Before moving with renewed vigor into the intended normal beat of Sex and the Human Animal, obeisance to protocol dictates I wrap up coverage of NBC’s “Age of Love” reality show.
More than a week has passed since the episode aired, and devotees of the program certainly know that Mark, the 30-year-old bachelor, chose 20-something Amanda over 48-year-old Jennifer. They likely have had their fill of analysis (the threshold for satiety being likely low, given the thin premise of “Age of Love” and the somewhat predictable outcome. And they may even know that Jennifer has a Web site for her modeling endeavors. I would show a photo, but she has protected them against copying them from the site, and frankly, doing a screen capture and crop just doesn’t seem worth the effort. She is a beautiful woman, to be sure, and given the chemistry between her and Mark, I conclude that but for her age, she would have been Mark’s final choice.

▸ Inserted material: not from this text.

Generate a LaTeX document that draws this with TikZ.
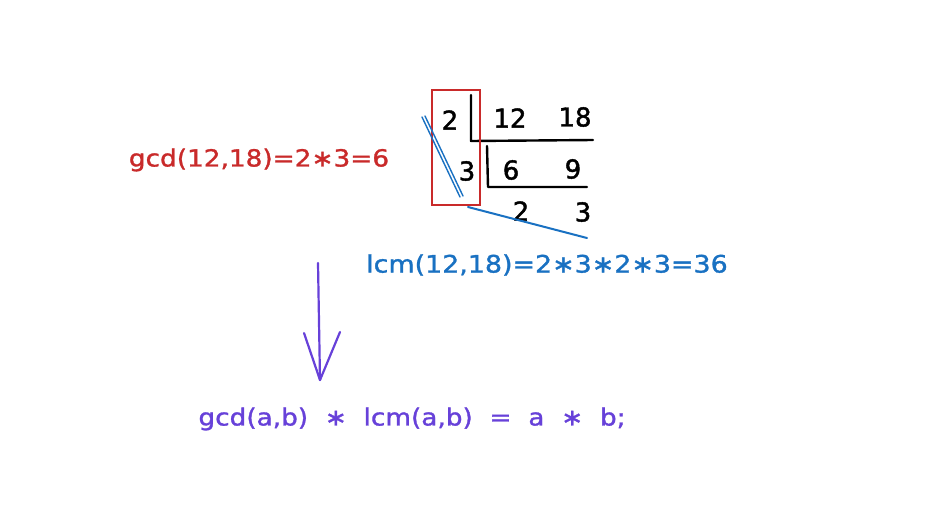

Well, I say that, but wonder, too, what the effect was of a bizarre revelation Jennifer made during their carriage ride. She whispered to Mark, in essence, that during one sexual encounter, she had a number of orgasm so large that Mark could reply only that he didn’t believe that number was possible. Did she then seem sleazy to Mark, who strikes me as a person of taste and candor? Did she establish a precedent Mark didn’t believe he could match? (Men are competitive about this sort of thing.) Perhaps Jennifer wanted to come across as every bit as sexually viable as Amanda, her young competitor. But my guess is, she hurt her cause.
My wrap on the show is this: Romantic love is about many things, but for all the poetry, for all the promise of companionship, in the vast majority of cases, it is about reproduction. On that field, fertility trumps. In retrospect, the ending of “Age of Love” was only natural.